EXERCISE DETAILS »
Your job is to return the lines between the line holding "Emit a Python" and the line holding "from bokeh.resources import INLINE", inclusive, exactly and with no pictures.

RAW RECORDS »
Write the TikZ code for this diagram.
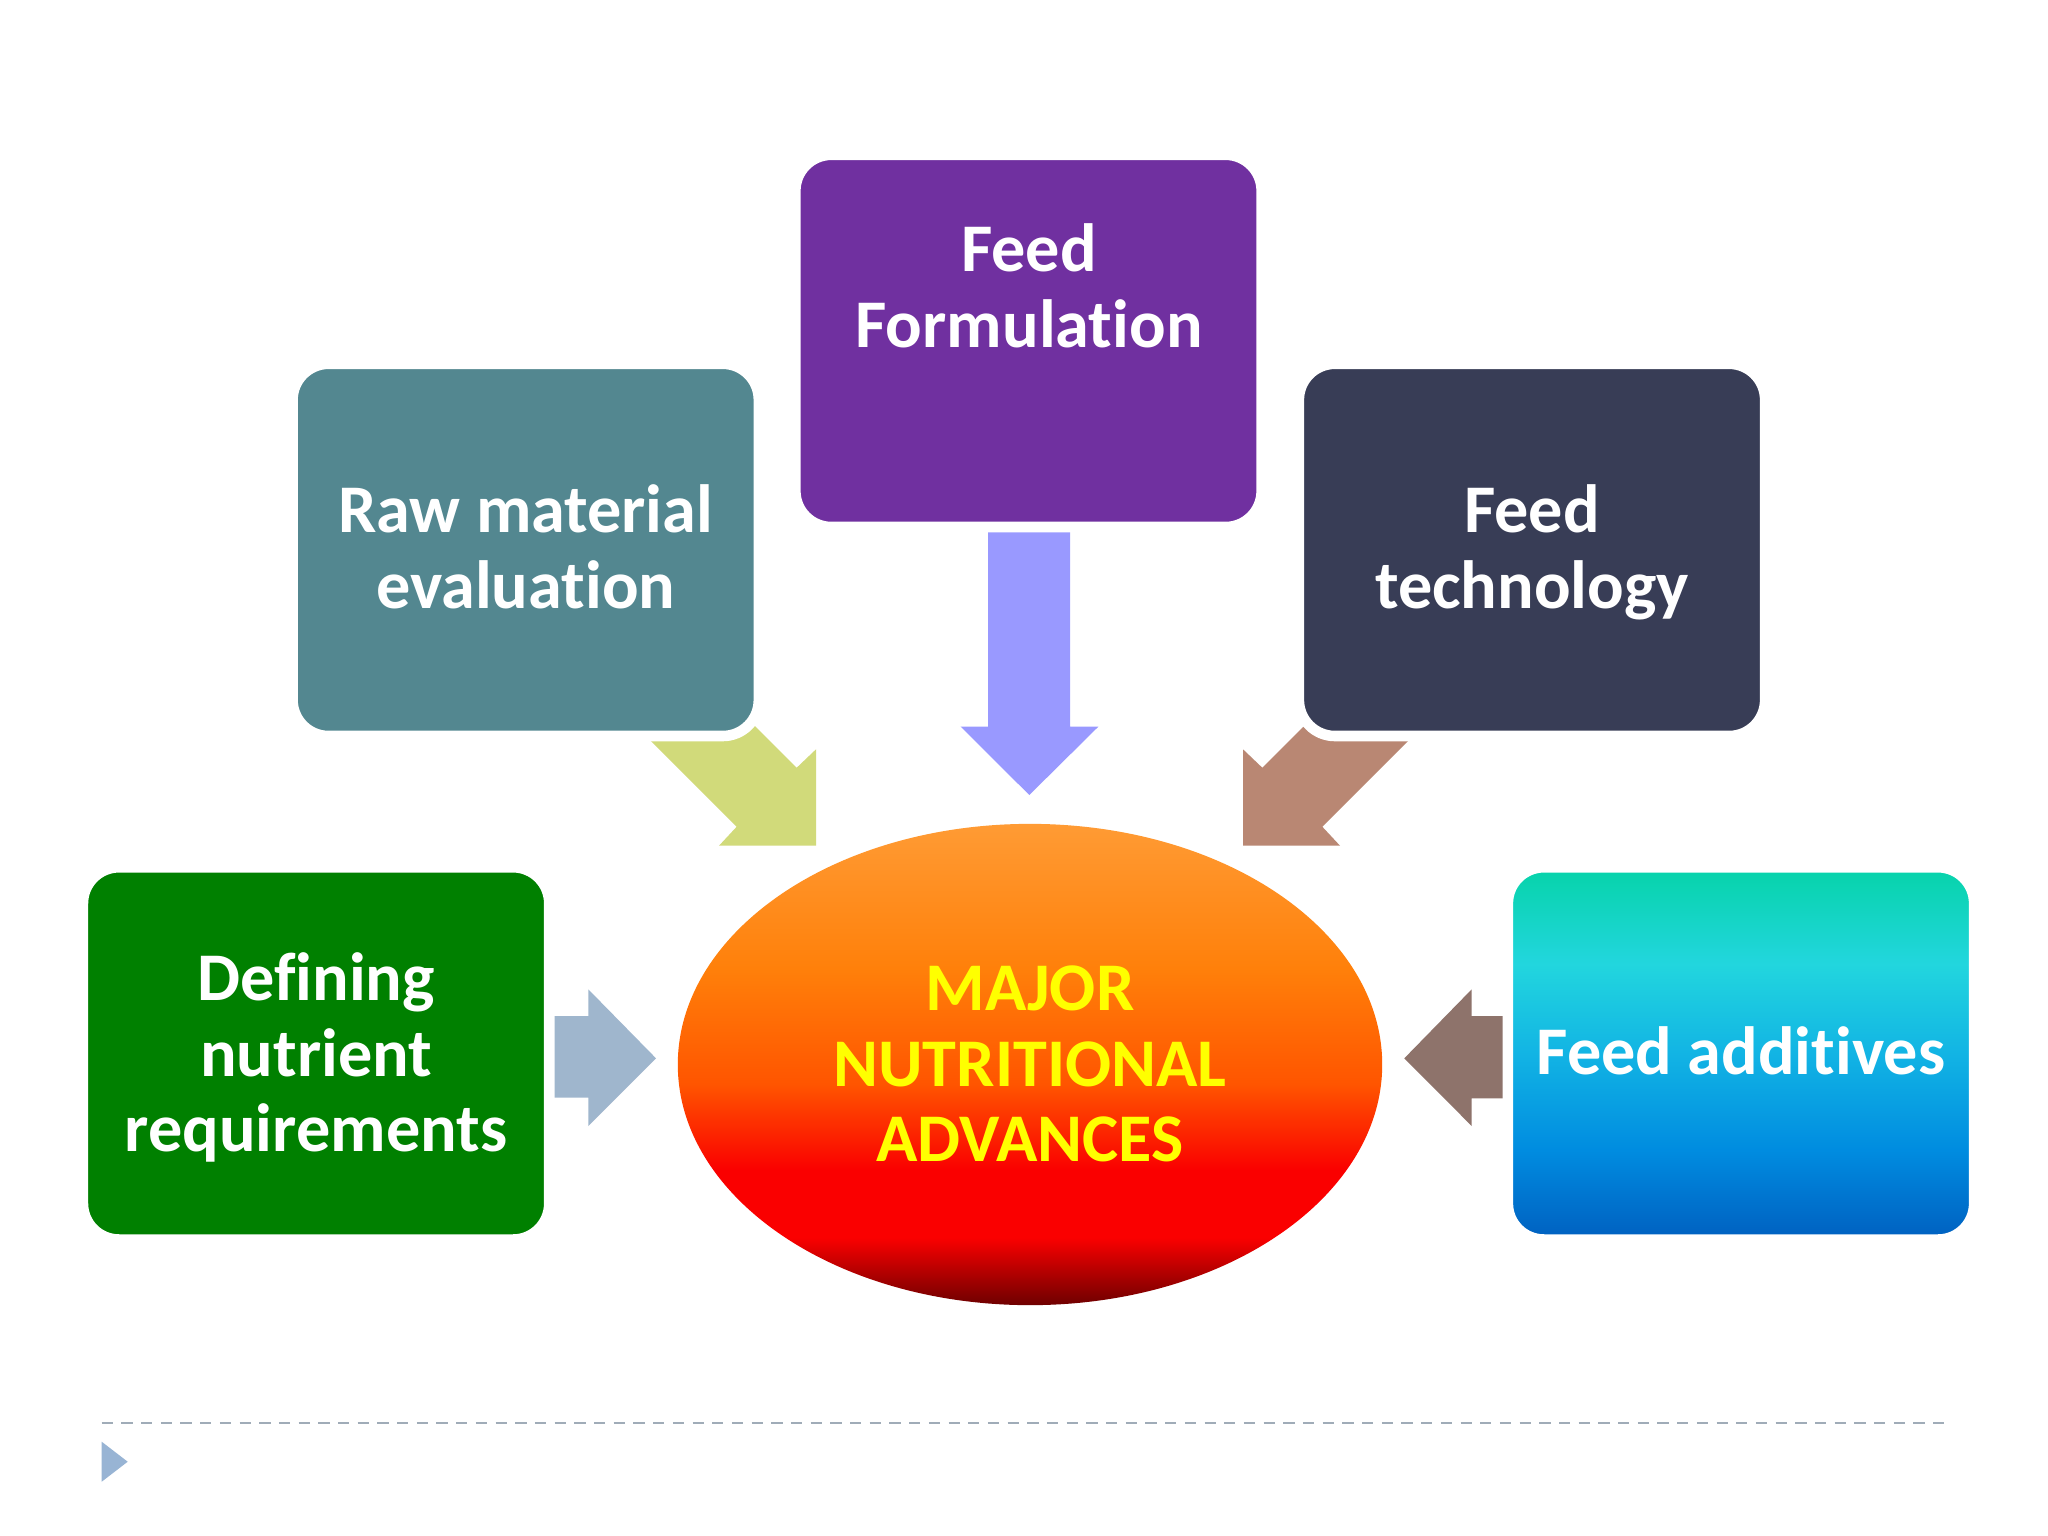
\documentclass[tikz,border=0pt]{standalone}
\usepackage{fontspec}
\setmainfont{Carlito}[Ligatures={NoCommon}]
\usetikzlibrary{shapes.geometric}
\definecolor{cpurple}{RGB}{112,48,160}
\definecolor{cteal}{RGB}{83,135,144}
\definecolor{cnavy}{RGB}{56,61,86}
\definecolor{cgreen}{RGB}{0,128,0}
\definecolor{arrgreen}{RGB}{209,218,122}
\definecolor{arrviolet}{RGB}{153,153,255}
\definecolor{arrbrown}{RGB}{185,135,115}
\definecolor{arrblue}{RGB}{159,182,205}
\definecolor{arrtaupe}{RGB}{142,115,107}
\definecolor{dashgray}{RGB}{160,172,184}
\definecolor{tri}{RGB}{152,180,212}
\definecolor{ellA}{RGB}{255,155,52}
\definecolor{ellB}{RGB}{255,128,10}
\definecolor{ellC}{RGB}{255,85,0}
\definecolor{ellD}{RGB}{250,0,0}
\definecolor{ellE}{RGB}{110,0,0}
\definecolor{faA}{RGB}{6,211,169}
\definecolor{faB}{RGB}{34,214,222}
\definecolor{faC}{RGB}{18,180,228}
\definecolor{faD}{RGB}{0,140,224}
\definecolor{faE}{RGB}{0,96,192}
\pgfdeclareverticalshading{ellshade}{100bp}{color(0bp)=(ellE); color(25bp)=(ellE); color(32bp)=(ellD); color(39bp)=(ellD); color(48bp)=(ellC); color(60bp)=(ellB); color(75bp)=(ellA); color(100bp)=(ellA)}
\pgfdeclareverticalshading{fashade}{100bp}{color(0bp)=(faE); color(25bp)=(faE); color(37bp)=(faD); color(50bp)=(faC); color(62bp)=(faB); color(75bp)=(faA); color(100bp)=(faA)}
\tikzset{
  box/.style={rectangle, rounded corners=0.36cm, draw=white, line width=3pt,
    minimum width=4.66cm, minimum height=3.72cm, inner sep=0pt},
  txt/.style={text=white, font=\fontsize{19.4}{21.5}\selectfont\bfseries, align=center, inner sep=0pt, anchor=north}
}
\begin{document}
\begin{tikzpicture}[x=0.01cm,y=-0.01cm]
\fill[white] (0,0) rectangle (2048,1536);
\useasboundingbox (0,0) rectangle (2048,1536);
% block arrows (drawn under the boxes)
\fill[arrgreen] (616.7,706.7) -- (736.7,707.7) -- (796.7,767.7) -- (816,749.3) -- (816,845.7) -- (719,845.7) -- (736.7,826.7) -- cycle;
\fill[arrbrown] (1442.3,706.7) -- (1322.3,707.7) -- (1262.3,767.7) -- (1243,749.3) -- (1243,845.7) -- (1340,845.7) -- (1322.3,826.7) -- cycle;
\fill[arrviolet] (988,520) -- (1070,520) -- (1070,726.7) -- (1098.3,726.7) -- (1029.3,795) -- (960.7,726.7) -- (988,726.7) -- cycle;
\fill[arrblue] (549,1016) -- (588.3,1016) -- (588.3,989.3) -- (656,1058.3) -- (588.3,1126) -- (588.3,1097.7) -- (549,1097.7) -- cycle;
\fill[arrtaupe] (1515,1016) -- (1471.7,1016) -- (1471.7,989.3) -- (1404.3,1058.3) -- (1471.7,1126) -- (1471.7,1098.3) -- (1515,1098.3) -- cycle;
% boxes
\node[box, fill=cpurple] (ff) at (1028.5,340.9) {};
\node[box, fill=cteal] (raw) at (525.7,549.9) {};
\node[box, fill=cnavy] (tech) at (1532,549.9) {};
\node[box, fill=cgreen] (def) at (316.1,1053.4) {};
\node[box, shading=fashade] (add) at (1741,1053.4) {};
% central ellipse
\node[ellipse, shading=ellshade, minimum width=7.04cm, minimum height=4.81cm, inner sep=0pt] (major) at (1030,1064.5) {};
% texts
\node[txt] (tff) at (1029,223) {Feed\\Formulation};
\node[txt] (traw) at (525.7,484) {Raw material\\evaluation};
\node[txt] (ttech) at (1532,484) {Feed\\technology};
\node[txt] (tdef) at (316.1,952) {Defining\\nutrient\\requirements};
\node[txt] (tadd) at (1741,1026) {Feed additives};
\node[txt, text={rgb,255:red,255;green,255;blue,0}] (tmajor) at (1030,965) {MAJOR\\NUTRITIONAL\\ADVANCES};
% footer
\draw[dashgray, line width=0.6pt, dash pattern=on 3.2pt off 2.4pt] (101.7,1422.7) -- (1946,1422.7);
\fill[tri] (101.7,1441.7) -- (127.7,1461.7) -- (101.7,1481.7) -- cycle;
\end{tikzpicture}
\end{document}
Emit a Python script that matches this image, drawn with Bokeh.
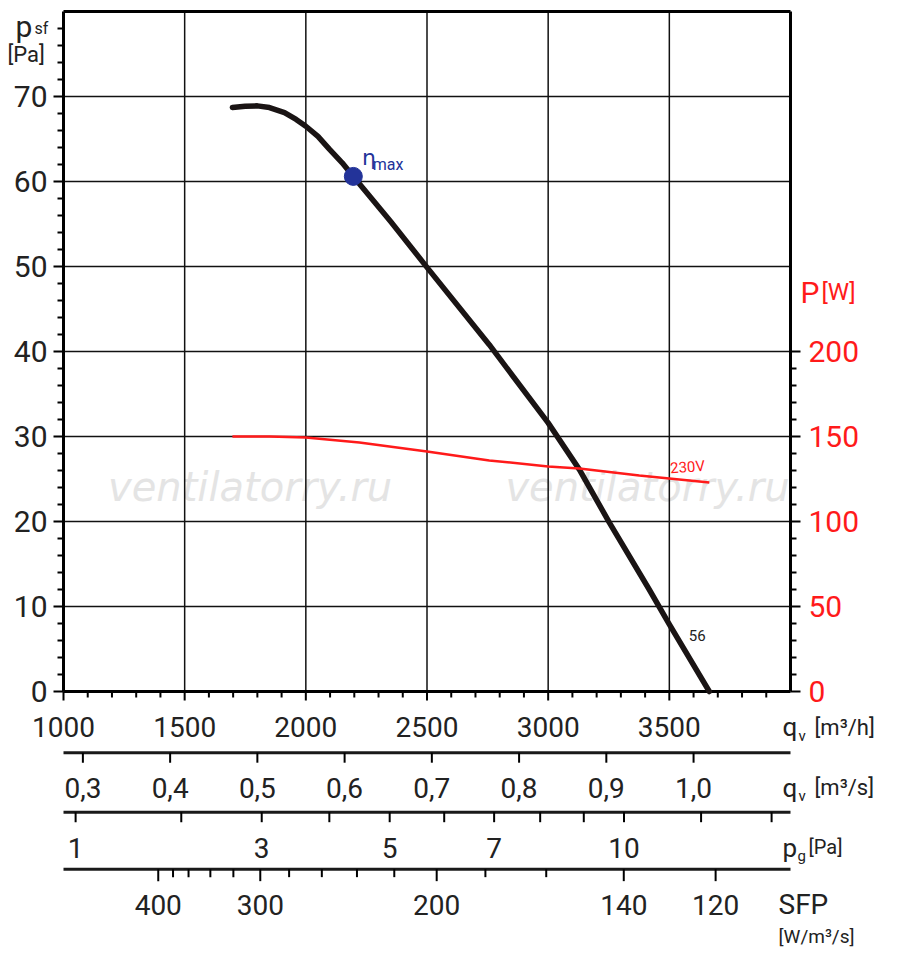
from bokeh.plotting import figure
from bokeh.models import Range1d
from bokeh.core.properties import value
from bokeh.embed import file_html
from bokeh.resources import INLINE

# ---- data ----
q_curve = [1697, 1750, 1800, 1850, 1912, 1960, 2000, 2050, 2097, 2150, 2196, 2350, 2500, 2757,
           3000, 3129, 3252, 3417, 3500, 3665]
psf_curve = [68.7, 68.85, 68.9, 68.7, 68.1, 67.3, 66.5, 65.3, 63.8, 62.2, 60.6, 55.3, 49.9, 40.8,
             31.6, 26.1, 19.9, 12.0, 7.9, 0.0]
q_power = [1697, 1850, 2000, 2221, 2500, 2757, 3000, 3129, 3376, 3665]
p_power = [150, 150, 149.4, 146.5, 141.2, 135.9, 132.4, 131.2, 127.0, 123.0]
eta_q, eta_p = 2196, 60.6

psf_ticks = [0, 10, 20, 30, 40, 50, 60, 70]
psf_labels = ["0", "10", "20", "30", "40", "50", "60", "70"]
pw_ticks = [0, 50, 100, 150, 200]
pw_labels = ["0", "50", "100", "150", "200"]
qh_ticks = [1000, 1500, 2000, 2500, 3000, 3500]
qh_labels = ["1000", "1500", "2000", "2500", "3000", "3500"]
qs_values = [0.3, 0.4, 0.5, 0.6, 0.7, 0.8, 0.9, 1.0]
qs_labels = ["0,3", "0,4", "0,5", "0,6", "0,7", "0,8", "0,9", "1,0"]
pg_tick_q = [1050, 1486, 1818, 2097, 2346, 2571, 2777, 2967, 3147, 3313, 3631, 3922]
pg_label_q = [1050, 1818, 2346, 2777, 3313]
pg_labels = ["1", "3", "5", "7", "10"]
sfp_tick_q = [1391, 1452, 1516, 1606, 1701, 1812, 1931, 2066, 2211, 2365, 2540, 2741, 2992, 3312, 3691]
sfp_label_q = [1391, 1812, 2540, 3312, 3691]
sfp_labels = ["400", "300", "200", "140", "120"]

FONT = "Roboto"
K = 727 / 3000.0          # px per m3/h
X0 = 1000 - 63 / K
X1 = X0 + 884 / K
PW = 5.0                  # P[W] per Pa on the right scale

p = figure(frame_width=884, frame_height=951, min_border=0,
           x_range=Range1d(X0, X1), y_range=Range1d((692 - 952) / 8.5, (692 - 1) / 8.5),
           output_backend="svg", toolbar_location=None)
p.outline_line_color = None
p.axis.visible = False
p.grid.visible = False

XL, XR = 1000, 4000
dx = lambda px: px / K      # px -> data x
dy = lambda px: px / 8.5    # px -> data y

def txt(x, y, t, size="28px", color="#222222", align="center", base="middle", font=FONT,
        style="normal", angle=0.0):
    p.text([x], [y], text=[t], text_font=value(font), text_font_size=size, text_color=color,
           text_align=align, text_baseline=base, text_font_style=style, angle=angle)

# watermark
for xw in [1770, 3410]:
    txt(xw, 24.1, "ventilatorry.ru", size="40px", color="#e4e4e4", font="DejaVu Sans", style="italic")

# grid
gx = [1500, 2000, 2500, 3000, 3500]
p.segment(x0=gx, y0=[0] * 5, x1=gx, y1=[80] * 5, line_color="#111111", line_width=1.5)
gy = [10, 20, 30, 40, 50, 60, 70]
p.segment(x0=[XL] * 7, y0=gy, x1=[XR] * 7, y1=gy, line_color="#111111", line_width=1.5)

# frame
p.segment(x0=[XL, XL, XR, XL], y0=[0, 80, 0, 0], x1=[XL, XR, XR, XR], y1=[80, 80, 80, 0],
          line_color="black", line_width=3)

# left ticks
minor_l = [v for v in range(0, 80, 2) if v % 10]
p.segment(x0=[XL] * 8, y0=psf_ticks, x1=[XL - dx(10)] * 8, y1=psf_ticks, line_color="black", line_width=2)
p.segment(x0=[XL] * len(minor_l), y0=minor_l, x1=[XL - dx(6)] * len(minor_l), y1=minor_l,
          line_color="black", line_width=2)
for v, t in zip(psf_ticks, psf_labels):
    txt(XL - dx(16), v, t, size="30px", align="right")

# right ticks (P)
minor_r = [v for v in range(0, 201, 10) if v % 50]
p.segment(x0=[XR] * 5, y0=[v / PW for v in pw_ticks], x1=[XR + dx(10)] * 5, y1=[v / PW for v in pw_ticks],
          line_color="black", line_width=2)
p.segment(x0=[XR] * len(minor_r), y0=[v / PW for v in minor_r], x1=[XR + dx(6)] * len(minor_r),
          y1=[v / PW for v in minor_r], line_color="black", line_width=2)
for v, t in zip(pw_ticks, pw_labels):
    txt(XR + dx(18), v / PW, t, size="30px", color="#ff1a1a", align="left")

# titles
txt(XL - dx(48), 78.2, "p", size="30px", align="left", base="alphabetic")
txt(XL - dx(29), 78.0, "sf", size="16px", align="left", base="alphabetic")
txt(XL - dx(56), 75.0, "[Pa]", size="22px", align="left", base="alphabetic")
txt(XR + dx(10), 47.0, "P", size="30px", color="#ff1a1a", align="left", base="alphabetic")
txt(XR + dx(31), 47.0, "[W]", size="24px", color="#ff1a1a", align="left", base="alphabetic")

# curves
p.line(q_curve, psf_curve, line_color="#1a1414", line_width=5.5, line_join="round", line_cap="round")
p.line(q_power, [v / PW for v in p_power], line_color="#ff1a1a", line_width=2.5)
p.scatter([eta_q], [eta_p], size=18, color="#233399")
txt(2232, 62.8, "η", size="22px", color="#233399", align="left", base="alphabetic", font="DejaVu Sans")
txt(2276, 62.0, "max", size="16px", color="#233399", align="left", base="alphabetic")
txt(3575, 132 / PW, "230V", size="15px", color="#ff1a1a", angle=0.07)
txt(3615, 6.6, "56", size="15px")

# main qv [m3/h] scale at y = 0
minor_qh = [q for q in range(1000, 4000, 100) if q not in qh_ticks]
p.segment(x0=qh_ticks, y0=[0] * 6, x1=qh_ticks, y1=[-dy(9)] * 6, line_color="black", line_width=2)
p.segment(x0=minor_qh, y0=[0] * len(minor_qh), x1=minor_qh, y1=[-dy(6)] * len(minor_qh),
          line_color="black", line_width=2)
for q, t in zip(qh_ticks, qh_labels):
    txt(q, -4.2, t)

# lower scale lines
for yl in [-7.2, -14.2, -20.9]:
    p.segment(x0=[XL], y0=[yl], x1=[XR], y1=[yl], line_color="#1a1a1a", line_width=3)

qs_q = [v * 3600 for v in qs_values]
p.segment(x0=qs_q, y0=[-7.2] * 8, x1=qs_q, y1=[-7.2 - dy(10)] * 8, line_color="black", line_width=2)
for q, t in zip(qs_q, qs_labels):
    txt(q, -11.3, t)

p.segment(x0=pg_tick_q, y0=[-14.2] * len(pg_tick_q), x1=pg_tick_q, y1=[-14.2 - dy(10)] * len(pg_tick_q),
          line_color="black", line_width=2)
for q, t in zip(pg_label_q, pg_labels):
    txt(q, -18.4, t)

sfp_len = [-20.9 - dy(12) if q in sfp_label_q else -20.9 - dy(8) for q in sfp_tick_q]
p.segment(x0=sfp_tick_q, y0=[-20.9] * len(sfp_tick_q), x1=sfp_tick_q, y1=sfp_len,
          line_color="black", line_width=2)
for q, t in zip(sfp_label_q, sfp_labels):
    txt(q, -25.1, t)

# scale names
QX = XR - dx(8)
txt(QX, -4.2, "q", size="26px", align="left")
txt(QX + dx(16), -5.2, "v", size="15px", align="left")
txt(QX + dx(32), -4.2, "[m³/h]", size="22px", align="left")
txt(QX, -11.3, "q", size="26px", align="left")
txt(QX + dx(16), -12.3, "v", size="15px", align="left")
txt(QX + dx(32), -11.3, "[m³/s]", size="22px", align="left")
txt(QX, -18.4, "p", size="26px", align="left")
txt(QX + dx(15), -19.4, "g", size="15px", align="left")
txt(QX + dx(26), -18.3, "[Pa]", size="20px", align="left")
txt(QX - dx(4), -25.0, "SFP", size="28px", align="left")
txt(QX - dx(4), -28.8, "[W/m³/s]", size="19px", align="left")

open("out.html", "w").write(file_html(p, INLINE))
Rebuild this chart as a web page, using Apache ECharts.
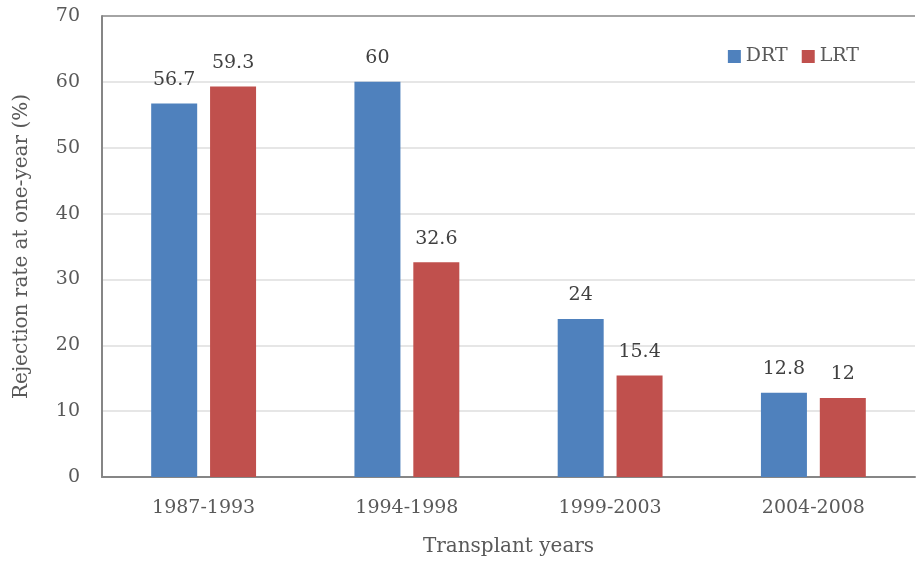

RESULT OF THE TASK »
Emit a Python script that matches this image, drawn with Bokeh.
from bokeh.plotting import figure
from bokeh.models import Range1d
from bokeh.core.properties import value
from bokeh.embed import file_html
from bokeh.resources import INLINE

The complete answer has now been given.